The right question, briefly
I don’t want to redo a thesis I’ve laid out in earlier posts, so this is a one-paragraph version. The question “is ChatGPT bad for learning, or for creativity?” is malformed. The empirically tractable question is which combinations of task, AI interaction design, and process phase produce which outcome. Bastani’s GPT Base vs GPT Tutor split is the cleanest concrete instance: same students, same model, same problem set, opposite outcomes, depending on how the interaction was scaffolded. The tool plus the way the interaction is set up is what’s doing the work. Strip out the design variable, and both polar narratives become incoherent.
This is also why both polar narratives feel so unsatisfying when you’re actually using the thing. They erase the variable that matters.
The irony
The tweet’s central claim is that ChatGPT homogenizes its users’ output: takes the variance in human ideas and compresses it toward the mean. Liu et al. actually document this, in a narrow sense, on a small sample. It’s the part of the paper I take most seriously.
The tweet then takes two different studies, with different methods, populations, and outcome variables, and compresses them into a single clean apocalyptic claim suitable for X engagement. It produces a homogenized, high-fluency, low-information artifact aimed at the median reader’s appetite for a confident verdict.
The mechanism the tweet attributes to AI is the mechanism the tweet itself uses. I don’t think this is a coincidence. Both LLMs and engagement-optimized social media are systems that select for fluent, confident, conclusion-shaped outputs. They smooth out qualifications, they drop conditions, they keep the punchline. Reading the original papers is the part that doesn’t compress. It’s also the part that takes effort. Bjork has a name for that.
If a tweet says a controlled experiment proved your brain is permanently damaged, the move is to find the paper. Open the abstract. Look for the word “permanent.” If it isn’t there, the apocalypse is the tweet’s, not the science’s.
Methodology note
This article was written with AI assistance (Claude Code for research synthesis, paper retrieval, and drafting; manual editing throughout). Verifying the abstracts directly, and cross-checking which words appear in which paper, was the part I would not delegate. The irony of using an AI to write a piece arguing against an AI-discourse pattern is not lost on me. It’s also exactly what the post is about: the tool isn’t doing the work. The way the interaction is scaffolded is.
Sources
- Liu, Q., Zhou, Y., Huang, J., & Li, G. (2024). When ChatGPT is gone: Creativity reverts and homogeneity persists. arXiv:2401.06816.
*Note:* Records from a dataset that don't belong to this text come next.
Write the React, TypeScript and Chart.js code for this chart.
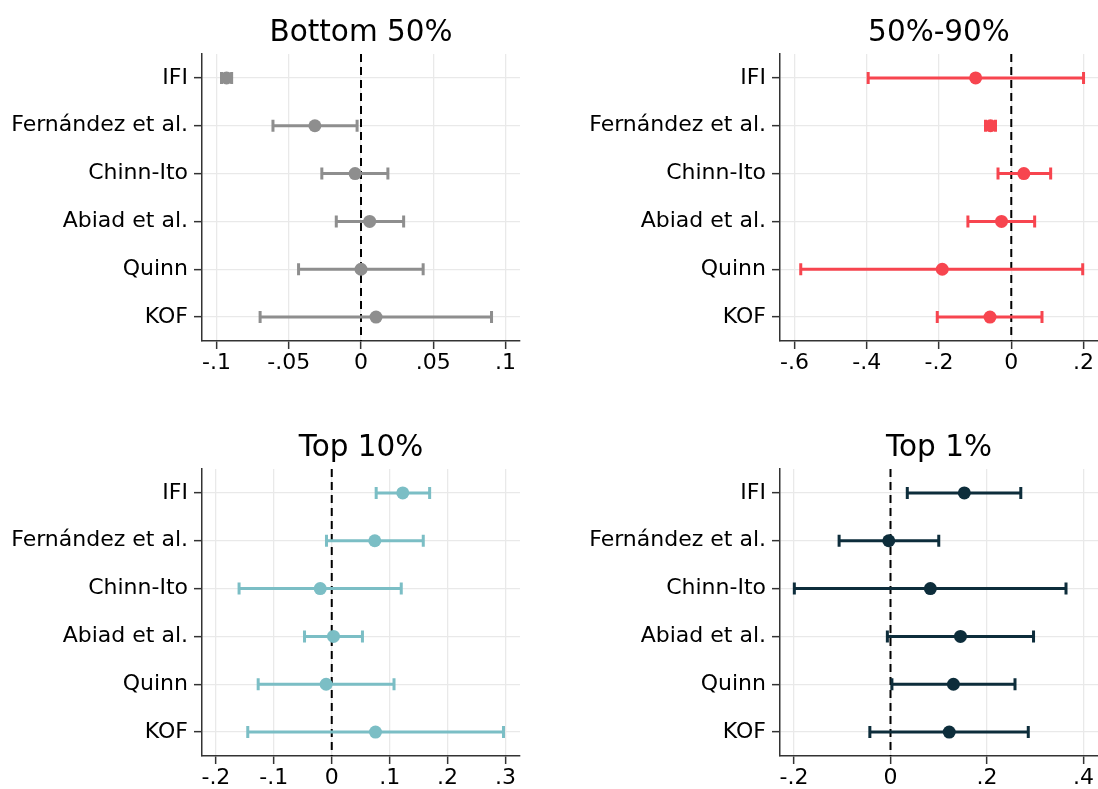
import React, { useEffect, useRef } from 'react';
import { Chart, registerables } from 'chart.js';

Chart.register(...registerables);

// ---------- data ----------
const CATEGORIES = ['IFI', 'Fernández et al.', 'Chinn-Ito', 'Abiad et al.', 'Quinn', 'KOF'];

const B50_EST = [-0.093, -0.0319, -0.0041, 0.006, 0.0, 0.0104];
const B50_LO = [-0.0965, -0.0609, -0.0271, -0.0171, -0.0432, -0.0698];
const B50_HI = [-0.0895, -0.0027, 0.0186, 0.0295, 0.043, 0.0903];

const M50_EST = [-0.0986, -0.0575, 0.0348, -0.027, -0.191, -0.0589];
const M50_LO = [-0.396, -0.0713, -0.0367, -0.12, -0.5826, -0.2048];
const M50_HI = [0.2, -0.0437, 0.109, 0.0647, 0.1977, 0.085];

const T10_EST = [0.1226, 0.0743, -0.0199, 0.003, -0.0097, 0.0755];
const T10_LO = [0.0767, -0.0091, -0.16, -0.047, -0.127, -0.145];
const T10_HI = [0.169, 0.158, 0.12, 0.053, 0.1075, 0.2965];

const T1_EST = [0.153, -0.0036, 0.0826, 0.145, 0.1304, 0.1217];
const T1_LO = [0.0348, -0.1065, -0.1993, -0.0065, 0.0029, -0.0428];
const T1_HI = [0.27, 0.1, 0.3637, 0.2964, 0.258, 0.2855];

const B50_TICKS = [-0.1, -0.05, 0, 0.05, 0.1];
const B50_TICK_LABELS = ['-.1', '-.05', '0', '.05', '.1'];
const M50_TICKS = [-0.6, -0.4, -0.2, 0, 0.2];
const M50_TICK_LABELS = ['-.6', '-.4', '-.2', '0', '.2'];
const T10_TICKS = [-0.2, -0.1, 0, 0.1, 0.2, 0.3];
const T10_TICK_LABELS = ['-.2', '-.1', '0', '.1', '.2', '.3'];
const T1_TICKS = [-0.2, 0, 0.2, 0.4];
const T1_TICK_LABELS = ['-.2', '0', '.2', '.4'];

// ---------- panel config ----------
const FONT = '"DejaVu Sans", sans-serif';

type PanelCfg = {
  title: string;
  est: number[];
  lo: number[];
  hi: number[];
  color: string;
  xMin: number;
  xMax: number;
  ticks: number[];
  tickLabels: string[];
  left: number;
  top: number;
  width: number;
  height: number;
  yAxisWidth: number;
  padTop: number;
  padRight: number;
  xAxisH: number;
};

const PANELS: PanelCfg[] = [
  {
    title: 'Bottom 50%', est: B50_EST, lo: B50_LO, hi: B50_HI, color: '#8e8e8e',
    xMin: -0.11, xMax: 0.11, ticks: B50_TICKS, tickLabels: B50_TICK_LABELS,
    left: 0, top: 0, width: 549, height: 400, yAxisWidth: 202, padTop: 54, padRight: 29, xAxisH: 59,
  },
  {
    title: '50%-90%', est: M50_EST, lo: M50_LO, hi: M50_HI, color: '#f7454f',
    xMin: -0.64, xMax: 0.24, ticks: M50_TICKS, tickLabels: M50_TICK_LABELS,
    left: 549, top: 0, width: 549, height: 400, yAxisWidth: 231, padTop: 54, padRight: 0, xAxisH: 59,
  },
  {
    title: 'Top 10%', est: T10_EST, lo: T10_LO, hi: T10_HI, color: '#7bbec5',
    xMin: -0.224, xMax: 0.325, ticks: T10_TICKS, tickLabels: T10_TICK_LABELS,
    left: 0, top: 400, width: 549, height: 389, yAxisWidth: 202, padTop: 69, padRight: 29, xAxisH: 33,
  },
  {
    title: 'Top 1%', est: T1_EST, lo: T1_LO, hi: T1_HI, color: '#0d2d3b',
    xMin: -0.229, xMax: 0.43, ticks: T1_TICKS, tickLabels: T1_TICK_LABELS,
    left: 549, top: 400, width: 549, height: 389, yAxisWidth: 231, padTop: 69, padRight: 0, xAxisH: 33,
  },
];

const coefPlugin = {
  id: 'coefPlot',
  beforeDatasetsDraw(chart: any, _args: any, opts: any) {
    const { ctx, chartArea } = chart;
    const x = chart.scales.x;
    const y = chart.scales.y;
    ctx.save();
    // zero reference line
    const x0 = x.getPixelForValue(0);
    ctx.beginPath();
    ctx.setLineDash([8, 5]);
    ctx.lineWidth = 2;
    ctx.strokeStyle = '#000';
    ctx.moveTo(x0, chartArea.top);
    ctx.lineTo(x0, chartArea.bottom);
    ctx.stroke();
    ctx.setLineDash([]);
    // confidence intervals
    const lo: number[] = opts.lo;
    const hi: number[] = opts.hi;
    ctx.strokeStyle = opts.color;
    ctx.lineWidth = 3;
    ctx.lineCap = 'butt';
    for (let i = 0; i < lo.length; i++) {
      const py = y.getPixelForValue(i);
      const xl = x.getPixelForValue(lo[i]);
      const xh = x.getPixelForValue(hi[i]);
      ctx.beginPath();
      ctx.moveTo(xl, py);
      ctx.lineTo(xh, py);
      ctx.stroke();
      ctx.beginPath();
      ctx.moveTo(xl, py - 6);
      ctx.lineTo(xl, py + 6);
      ctx.moveTo(xh, py - 6);
      ctx.lineTo(xh, py + 6);
      ctx.stroke();
    }
    ctx.restore();
  },
  afterDraw(chart: any, _args: any, opts: any) {
    const { ctx, chartArea } = chart;
    ctx.save();
    ctx.font = `29.5px ${FONT}`;
    ctx.fillStyle = '#000';
    ctx.textAlign = 'center';
    ctx.textBaseline = 'alphabetic';
    ctx.fillText(opts.title, (chartArea.left + chartArea.right) / 2, chartArea.top - 13.5);
    ctx.restore();
  },
};

function Panel({ cfg }: { cfg: PanelCfg }) {
  const ref = useRef<HTMLCanvasElement | null>(null);
  useEffect(() => {
    if (!ref.current) return;
    const chart = new Chart(ref.current, {
      type: 'scatter',
      data: {
        labels: CATEGORIES,
        datasets: [
          {
            data: cfg.est.map((v, i) => ({ x: v, y: CATEGORIES[i] })) as any,
            backgroundColor: cfg.color,
            borderColor: cfg.color,
            borderWidth: 0,
            pointRadius: 6.5,
            pointHoverRadius: 6.5,
            showLine: false,
            clip: false,
          },
        ],
      },
      options: {
        responsive: false,
        animation: false,
        events: [],
        layout: { autoPadding: false, padding: { left: 0, top: cfg.padTop, right: cfg.padRight, bottom: 0 } },
        plugins: {
          legend: { display: false },
          tooltip: { enabled: false },
          title: { display: false },
          coefPlot: { lo: cfg.lo, hi: cfg.hi, color: cfg.color, title: cfg.title },
        } as any,
        scales: {
          x: {
            type: 'linear',
            min: cfg.xMin,
            max: cfg.xMax,
            afterBuildTicks: (s: any) => {
              s.ticks = cfg.ticks.map((v) => ({ value: v }));
            },
            afterFit: (s: any) => {
              s.height = cfg.xAxisH;
              s.paddingLeft = 0;
              s.paddingRight = 0;
            },
            ticks: {
              callback: (_v: any, i: number) => cfg.tickLabels[i],
              padding: 1,
              maxRotation: 0,
              autoSkip: false,
              color: '#000',
              font: { size: 22, family: FONT },
            },
            grid: {
              color: '#e9e9e9',
              lineWidth: 1.3,
              tickColor: '#333',
              tickLength: 8,
              tickWidth: 1.5,
            },
            border: { display: true, color: '#333', width: 1.5 },
          },
          y: {
            type: 'category',
            labels: CATEGORIES,
            offset: true,
            afterFit: (s: any) => {
              s.width = cfg.yAxisWidth;
              s.paddingTop = 0;
              s.paddingBottom = 0;
            },
            ticks: {
              padding: 6,
              autoSkip: false,
              color: '#000',
              font: { size: 22, family: FONT },
            },
            grid: {
              offset: false,
              color: '#e9e9e9',
              lineWidth: 1.3,
              tickColor: '#333',
              tickLength: 8,
              tickWidth: 1.5,
            },
            border: { display: true, color: '#333', width: 1.5 },
          },
        } as any,
      },
      plugins: [coefPlugin],
    });
    return () => chart.destroy();
  }, [cfg]);
  return (
    <canvas
      ref={ref}
      width={cfg.width}
      height={cfg.height}
      style={{ position: 'absolute', left: cfg.left, top: cfg.top, width: cfg.width, height: cfg.height }}
    />
  );
}

export default function App() {
  return (
    <div style={{ position: 'absolute', left: 0, top: 0, width: 1098, height: 789, background: '#fff', overflow: 'hidden' }}>
      {PANELS.map((p) => (
        <Panel key={p.title} cfg={p} />
      ))}
    </div>
  );
}
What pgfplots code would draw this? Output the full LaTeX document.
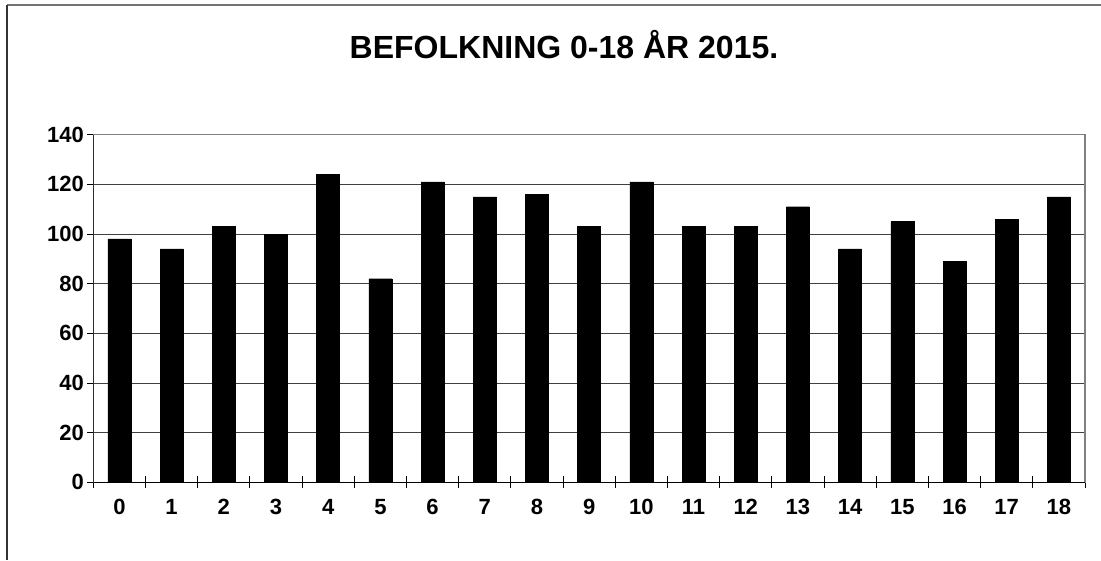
\documentclass[border=0pt]{standalone}
\usepackage{fontspec}
\setmainfont{Liberation Sans}
\usepackage{pgfplots}
\pgfplotsset{compat=1.18}
\begin{document}
\begin{tikzpicture}[x=1pt,y=1pt]
\path[use as bounding box] (0,0) rectangle (1101,560);
\draw[line width=1.5pt,color=black!55] (7,555) -- (1101,555);
\draw[line width=1.5pt,color=black!80] (7,555) -- (7,0);
\node[font=\fontsize{32}{36}\selectfont\bfseries] at (564,515) {BEFOLKNING 0-18 ÅR 2015.};
\begin{axis}[
  at={(93.3pt,77.7pt)}, anchor=south west,
  scale only axis, width=991.7pt, height=347.6pt,
  xmin=-0.5, xmax=18.5, ymin=0, ymax=140,
  ytick={0,20,...,140},
  xtick={0,...,18},
  minor xtick={-0.5,0.5,...,18.5},
  tick pos=left,
  xtick align=center, ytick align=outside,
  major tick length=6pt, minor tick length=12pt,
  xtick style={draw=none},
  minor x tick style={draw=black, line width=0.8pt},
  ytick style={draw=black, line width=0.8pt},
  ymajorgrids, grid style={black!75, line width=0.9pt},
  axis line style={draw=black!50, line width=1.5pt},
  tick label style={font=\fontsize{22}{26}\selectfont\bfseries},
  /pgf/number format/assume math mode=true,
  xticklabel style={text height=16pt, text depth=0pt, yshift=-10pt},
]
\addplot[ybar, bar width=23pt, fill=black, draw=black] coordinates {
(0,98) (1,94) (2,103) (3,100) (4,124) (5,82) (6,121) (7,115) (8,116) (9,103)
(10,121) (11,103) (12,103) (13,111) (14,94) (15,105) (16,89) (17,106) (18,115)
};
\draw[black, line width=1.3pt] (rel axis cs:0,1) -- (rel axis cs:0,0) -- (rel axis cs:1,0);
\end{axis}
\end{tikzpicture}
\end{document}
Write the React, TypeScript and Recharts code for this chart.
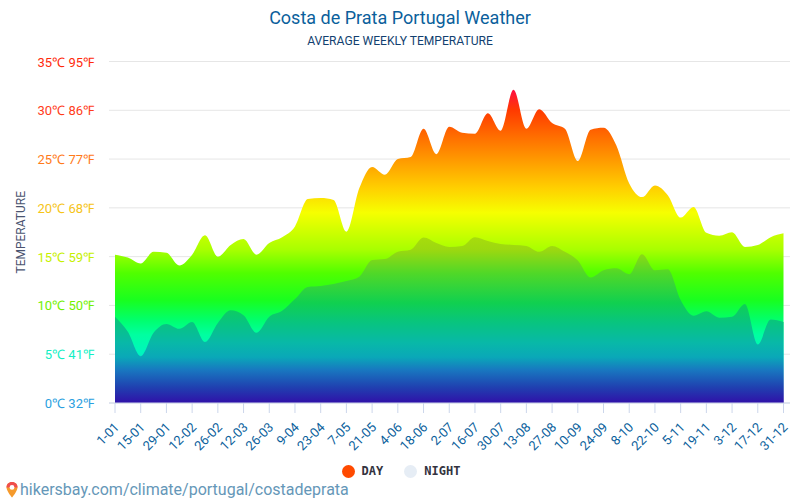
import { Area, AreaChart, CartesianGrid, Legend, XAxis, YAxis } from "recharts";

const weeks = [
  "1-01", "8-01", "15-01", "22-01", "29-01", "5-02", "12-02", "19-02", "26-02",
  "5-03", "12-03", "19-03", "26-03", "2-04", "9-04", "16-04", "23-04", "30-04",
  "7-05", "14-05", "21-05", "28-05", "4-06", "11-06", "18-06", "25-06", "2-07",
  "9-07", "16-07", "23-07", "30-07", "6-08", "13-08", "20-08", "27-08", "3-09",
  "10-09", "17-09", "24-09", "1-10", "8-10", "15-10", "22-10", "29-10", "5-11",
  "12-11", "19-11", "26-11", "3-12", "10-12", "17-12", "24-12", "31-12",
];

const dayTemps = [
  15.2, 14.9, 14.3, 15.5, 15.4, 14.1, 15.2, 17.2, 15.0, 16.2, 16.8, 15.2, 16.4, 17.0,
  18.1, 20.9, 21.0, 20.8, 17.55, 22.0, 24.2, 23.4, 25.0, 25.2, 28.1, 25.5, 28.3, 27.7,
  27.6, 29.7, 27.9, 32.1, 28.1, 30.1, 28.7, 28.1, 24.8, 28.0, 28.2, 26.4, 22.5, 21.1,
  22.3, 21.3, 19.0, 20.1, 17.45, 17.15, 17.5, 16.0, 16.2, 17.0, 17.4,
];

const nightTemps = [
  8.85, 7.3, 4.8, 7.2, 8.1, 7.6, 8.3, 6.25, 8.2, 9.5, 9.0, 7.2, 8.85, 9.45,
  10.65, 11.9, 12.0, 12.2, 12.5, 12.95, 14.65, 14.75, 15.5, 15.7, 16.95, 16.4, 16.0, 16.1,
  17.0, 16.6, 16.3, 16.2, 16.1, 15.5, 16.1, 15.5, 14.6, 12.85, 13.6, 13.8, 13.2, 15.25,
  13.6, 13.7, 10.55, 8.95, 9.4, 8.75, 8.85, 10.15, 6.0, 8.55, 8.3,
];

const tempTicks = [0, 5, 10, 15, 20, 25, 30, 35];
const tickColors = ["#2b9fe0", "#12efc4", "#72f000", "#c6f000", "#f6c417", "#ff7a1a", "#ff3c1a", "#ff2a0a"];

const dayGradientTemps = [32, 30, 27.5, 25, 22, 19.5, 15.7, 13.3, 10.5, 8.4, 7, 5, 0];
const dayGradientColors = [
  "#ff1040", "#ff3a00", "#ff6a00", "#ff9800", "#ffd000", "#f6ff00", "#a8ff00",
  "#50ff00", "#18ff20", "#00ff70", "#00ffa0", "#00f5c0", "#3010a8",
];

const nightGradientTemps = [17, 15.7, 13.3, 10.25, 8.2, 6.15, 4.7, 3.4, 1.6, 0];
const nightGradientColors = [
  "#a8dc0c", "#9cd810", "#50d828", "#10d050", "#08c480", "#08b8a8", "#0aa8b8", "#1878c0", "#2040b0", "#3010a8",
];

const chartData = weeks.map((week, i) => ({ week, day: dayTemps[i], night: nightTemps[i] }));
const topDay = Math.max(...dayTemps);
const topNight = Math.max(...nightTemps);

const toFahrenheit = (c: number) => Math.round((c * 9) / 5 + 32);

const TempTick = ({ x, y, payload, index }: any) => (
  <text x={x - 7} y={y + 5} textAnchor="end" fontSize={13} fontFamily="Roboto" fill={tickColors[index]}>
    {`${payload.value}℃ ${toFahrenheit(payload.value)}℉`}
  </text>
);

const WeekTick = ({ x, y, payload }: any) => (
  <text
    x={x + 5}
    y={y + 13}
    textAnchor="end"
    fontSize={13}
    fontFamily="Roboto"
    fill="#0b5f9c"
    transform={`rotate(-45 ${x + 5} ${y + 13})`}
  >
    {payload.value}
  </text>
);

const LegendRow = ({ payload }: any) => (
  <div style={{ display: "flex", justifyContent: "center", height: 20, alignItems: "center", paddingLeft: 2 }}>
    {payload.map((entry: any, i: number) => (
      <div key={entry.value} style={{ display: "flex", alignItems: "center", marginLeft: i ? 21 : 0 }}>
        <span
          style={{
            width: 13,
            height: 13,
            borderRadius: "50%",
            marginRight: 7,
            background: i ? "#e6edf5" : "#ff4a00",
          }}
        />
        <span style={{ font: "bold 12px 'DejaVu Sans Mono'", color: "#333340" }}>{entry.value}</span>
      </div>
    ))}
  </div>
);

export default function App() {
  return (
    <div style={{ position: "absolute", left: 0, top: 0, width: 800, height: 500, background: "#fff", overflow: "hidden" }}>
      <AreaChart
        width={800}
        height={500}
        data={chartData}
        margin={{ top: 61.5, right: 10, bottom: 17, left: 0 }}
      >
        <defs>
          <linearGradient id="dayFill" x1="0" y1="0" x2="0" y2="1">
            {dayGradientTemps.map((t, i) => (
              <stop key={t} offset={1 - t / topDay} stopColor={dayGradientColors[i]} />
            ))}
          </linearGradient>
          <linearGradient id="nightFill" x1="0" y1="0" x2="0" y2="1">
            {nightGradientTemps.map((t, i) => (
              <stop key={t} offset={1 - t / topNight} stopColor={nightGradientColors[i]} />
            ))}
          </linearGradient>
        </defs>
        <CartesianGrid vertical={false} stroke="#e6e6e6" />
        <XAxis
          dataKey="week"
          interval={1}
          height={60}
          padding={{ left: 6, right: 6.5 }}
          tickSize={10}
          stroke="#ccd6eb"
          tick={<WeekTick />}
        />
        <YAxis
          width={109}
          domain={[0, 35]}
          ticks={tempTicks}
          axisLine={false}
          tickLine={false}
          tick={<TempTick />}
          label={{
            value: "TEMPERATURE",
            angle: -90,
            position: "insideLeft",
            offset: 21,
            style: { fontFamily: "Roboto", fontSize: 12, fill: "#4a5470", textAnchor: "middle" },
          }}
        />
        <Area
          type="monotone"
          dataKey="day"
          name="DAY"
          stroke="none"
          fill="url(#dayFill)"
          fillOpacity={1}
          dot={false}
          activeDot={false}
          isAnimationActive={false}
        />
        <Area
          type="monotone"
          dataKey="night"
          name="NIGHT"
          stroke="none"
          fill="url(#nightFill)"
          fillOpacity={1}
          dot={false}
          activeDot={false}
          isAnimationActive={false}
        />
        <Legend content={<LegendRow />} wrapperStyle={{ left: 0, width: 800, bottom: 19 }} />
      </AreaChart>

      <div style={{ position: "absolute", left: 0, top: 7, width: 800, textAlign: "center", font: "18px Roboto", color: "#0b5f9c" }}>
        Costa de Prata Portugal Weather
      </div>
      <div style={{ position: "absolute", left: 0, top: 34, width: 800, textAlign: "center", font: "12.1px Roboto", color: "#123f70" }}>
        AVERAGE WEEKLY TEMPERATURE
      </div>

      <svg style={{ position: "absolute", left: 5, top: 481 }} width={14} height={18} viewBox="0 0 14 18">
        <path d="M7 1C3.7 1 1.5 3.4 1.5 6.4 1.5 10 7 16.5 7 16.5S12.5 10 12.5 6.4C12.5 3.4 10.3 1 7 1Z" fill="#f59a2c" />
        <path d="M7 1C3.7 1 1.5 3.4 1.5 6.4H12.5C12.5 3.4 10.3 1 7 1Z" fill="#ef4e4e" />
        <circle cx="7" cy="6.4" r="2.4" fill="#fff" />
      </svg>
      <div style={{ position: "absolute", left: 20, top: 480, font: "16px Roboto", color: "#6597b8" }}>
        hikersbay.com/climate/portugal/costadeprata
      </div>
    </div>
  );
}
- Barcaui, A. (2025). ChatGPT as a cognitive crutch: Evidence from a randomized controlled trial on knowledge retention. Social Sciences & Humanities Open, 12, 102287.
- Bastani, H., Bastani, O., Sungu, A., Ge, H., Kabakcı, Ö., & Mariman, R. (2025). Generative AI without guardrails can harm learning: Evidence from high school mathematics. PNAS, 122.
- Wang, J., & Fan, W. (2025). The effect of ChatGPT on students’ learning performance, learning perception, and higher-order thinking: insights from a meta-analysis. Humanities and Social Sciences Communications. Retracted 22 April 2026 (retraction note).
- Lee, H. P. et al. (2025). The Impact of Generative AI on Critical Thinking: Self-Reported Reductions in Cognitive Effort and Confidence Effects From a Survey of Knowledge Workers. CHI ‘25.
- Bjork, R. A., & Bjork, E. L. (2011). Making things hard on yourself, but in a good way: Creating desirable difficulties to enhance learning. Psychology and the Real World.
- Sparrow, B., Liu, J., & Wegner, D. M. (2011). Google effects on memory: Cognitive consequences of having information at our fingertips. Science, 333(6043).